Same return, same weights, different correlation, meaningfully different Sharpe. This is exactly why a two asset Sharpe calculator is a tactical planning tool and not just an academic metric.

Step by Step Workflow with This Calculator

  1. Enter expected return and volatility for Asset A.
  2. Enter expected return and volatility for Asset B.
  3. Set correlation between the two assets using a value between -1 and 1.
  4. Choose Asset A weight. Asset B becomes the residual weight.
  5. Enter risk-free rate based on your market and horizon.
  6. Select annual or monthly inputs. If monthly is selected, values are annualized internally for comparability.
  7. Click Calculate and review KPI cards plus the comparison chart.

How Professionals Interpret Sharpe Results

There is no universal threshold that works in every market regime, but many practitioners use broad reference bands over long periods:

  • Below 0.3: weak risk-adjusted performance, often sensitive to estimation error.
  • 0.3 to 0.7: moderate efficiency, common in diversified strategic mixes.
  • 0.7 to 1.0: strong for traditional long-only portfolios.
  • Above 1.0: very strong, but verify persistence and data quality.

Context matters. A strategy can show a strong Sharpe in low-rate, low-volatility periods and then compress when risk-free rates rise or correlations spike. Always combine Sharpe analysis with drawdown, liquidity, and scenario testing.

Common Mistakes to Avoid

  • Mixing frequencies: entering annual return with monthly volatility creates distorted Sharpe output.
  • Using stale correlation: correlation is unstable during stress; test multiple scenarios.
  • Ignoring risk-free regime shifts: low-rate assumptions can overstate excess return in higher-rate environments.
  • Treating expected return as guaranteed: Sharpe is forecast-dependent and should be updated regularly.
  • Overfitting weights to one period: optimize with humility and cross-check against out-of-sample behavior.

Advanced Extensions for Better Portfolio Decisions

Once you are comfortable with two assets, you can expand this framework in several practical ways:

  • Run rolling windows to track how Sharpe changes through time.
  • Create optimistic, base, and stress assumptions for returns and correlation.
  • Evaluate Sharpe alongside Sortino Ratio if downside asymmetry matters.
  • Use covariance matrices and optimization constraints for multi-asset allocation.
  • Segment by regime: inflation shock periods, disinflation periods, recession risk windows.

Even if you later move to a larger optimizer, starting with two assets gives excellent intuition.
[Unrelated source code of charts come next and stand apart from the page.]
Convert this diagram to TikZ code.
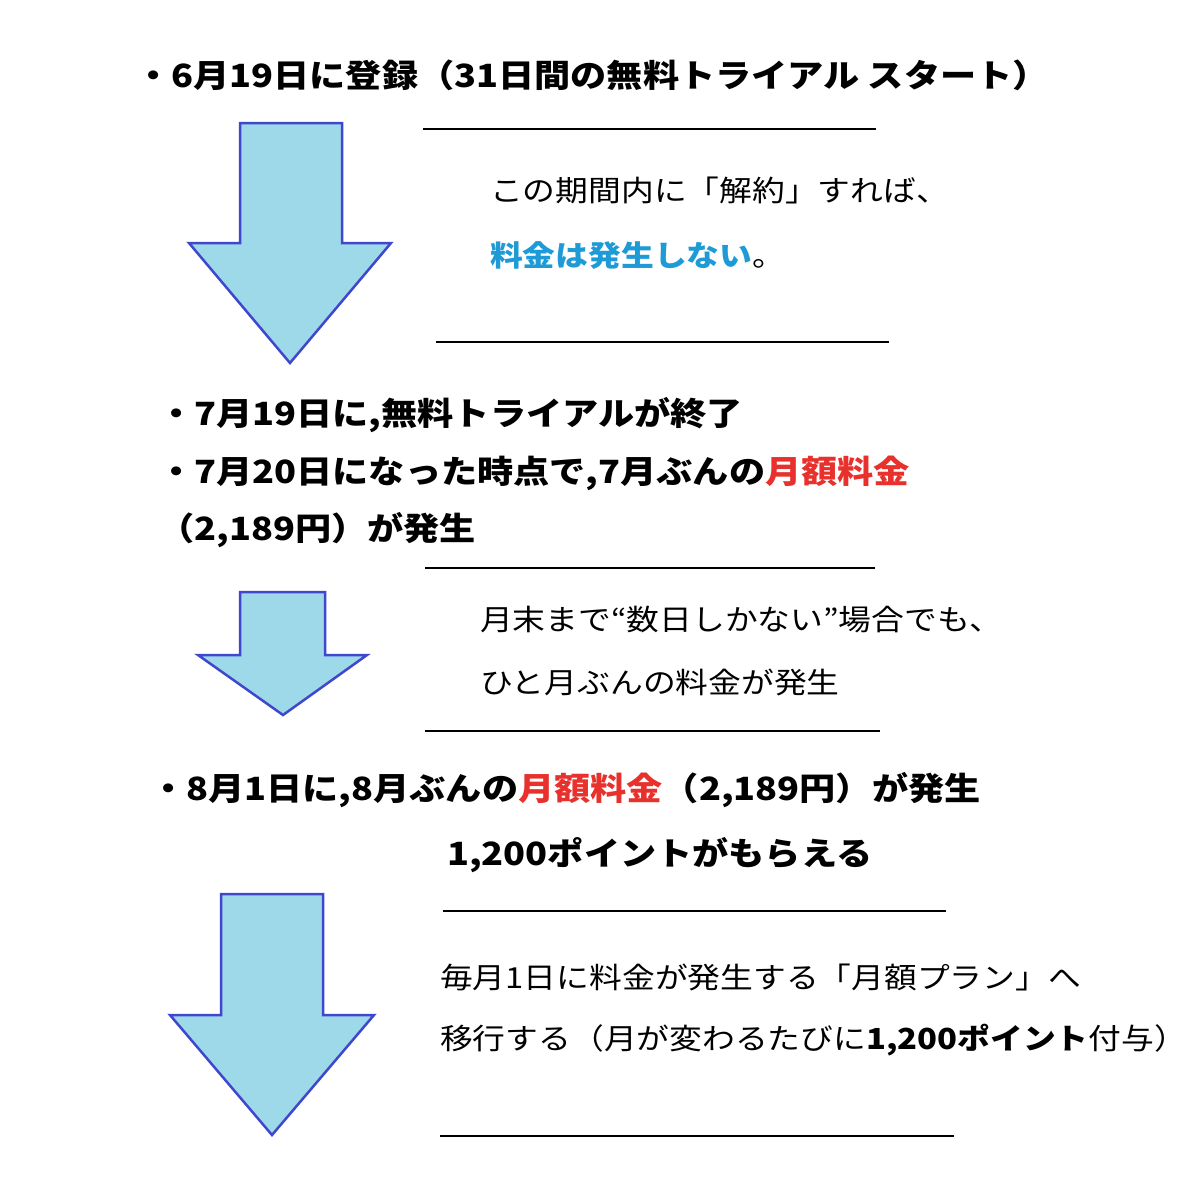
\documentclass[tikz,border=0pt]{standalone}
\usepackage{fontspec}
\setmainfont{Noto Sans CJK JP}[FakeStretch=1.13]
\definecolor{arrfill}{HTML}{9ED9EA}
\definecolor{arrline}{HTML}{3F48CC}
\definecolor{myblue}{HTML}{1E9BD7}
\definecolor{myred}{HTML}{E8302C}
\begin{document}
\begin{tikzpicture}[x=1pt,y=-1pt,
  barrow/.style={fill=arrfill,draw=arrline,line width=2.5pt,line join=miter},
  rule/.style={line width=2.5pt,black},
  bt/.style={anchor=west,inner sep=0,font=\fontsize{32}{36}\selectfont\bfseries},
  rt/.style={anchor=west,inner sep=0,font=\fontsize{29}{34}\selectfont}]
\useasboundingbox[fill=white] (0,0) rectangle (1200,1189);
\draw[barrow] (240,123)--(342,123)--(342,243)--(391,243)--(290,363)--(189,243)--(240,243)--cycle;
\draw[barrow] (240,592)--(325,592)--(325,655)--(367,655)--(283,715)--(198,655)--(240,655)--cycle;
\draw[barrow] (221,894)--(323,894)--(323,1015)--(374,1015)--(272,1135)--(170,1015)--(221,1015)--cycle;
\coordinate (l1a) at (423,129); \coordinate (l1b) at (876,129);
\coordinate (l2a) at (436,342); \coordinate (l2b) at (889,342);
\coordinate (l3a) at (425,568); \coordinate (l3b) at (875,568);
\coordinate (l4a) at (425,731); \coordinate (l4b) at (880,731);
\coordinate (l5a) at (443,911); \coordinate (l5b) at (946,911);
\coordinate (l6a) at (440,1136); \coordinate (l6b) at (954,1136);
\foreach \i in {1,...,6} \draw[rule] (l\i a)--(l\i b);
\node[bt] (t1) at (135,75) {・6月19日に登録（31日間の無料トライアル スタート）};
\node[rt] (t2) at (490,190) {この期間内に「解約」すれば、};
\node[rt] (t3) at (490,255) {\textcolor{myblue}{\bfseries 料金は発生しない}。};
\node[bt] (t4) at (158,415) {・7月19日に,無料トライアルが終了};
\node[bt] (t5) at (158,473) {・7月20日になった時点で,7月ぶんの\textcolor{myred}{月額料金}};
\node[bt] (t6) at (158,530) {（2,189円）が発生};
\node[rt] (t7) at (480,620) {月末まで“数日しかない”場合でも、};
\node[rt] (t8) at (480,682) {ひと月ぶんの料金が発生};
\node[bt] (t9) at (150,790) {・8月1日に,8月ぶんの\textcolor{myred}{月額料金}（2,189円）が発生};
\node[bt] (t10) at (447,855) {1,200ポイントがもらえる};
\node[rt] (t11) at (440,977) {毎月1日に料金が発生する「月額プラン」へ};
\node[rt] (t12) at (440,1040) {移行する（月が変わるたびに\textbf{1,200ポイント}付与）};
\end{tikzpicture}
\end{document}
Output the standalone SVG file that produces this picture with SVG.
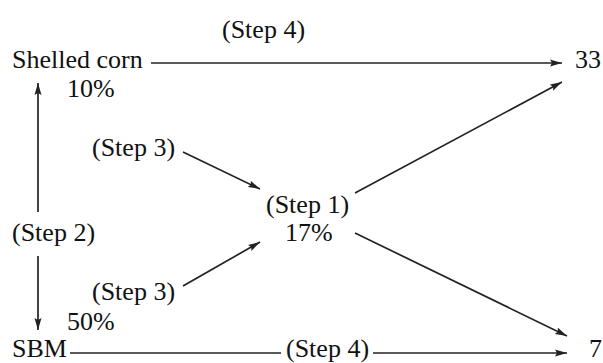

You can quickly see how the risk-return geometry behaves, especially the non-linear volatility effect from correlation.

Bottom Line

A Sharpe Ratio calculator for two assets is one of the highest-value tools for practical portfolio design. It forces discipline around assumptions, improves comparability across opportunities, and highlights diversification efficiency in a measurable way. Use it as a decision support system, not a single-point truth engine. Build thoughtful assumptions, compare multiple scenarios, and revisit estimates as rates, volatility, and correlations evolve. Over time, this process improves allocation quality and helps you focus on what matters most: durable risk-adjusted returns.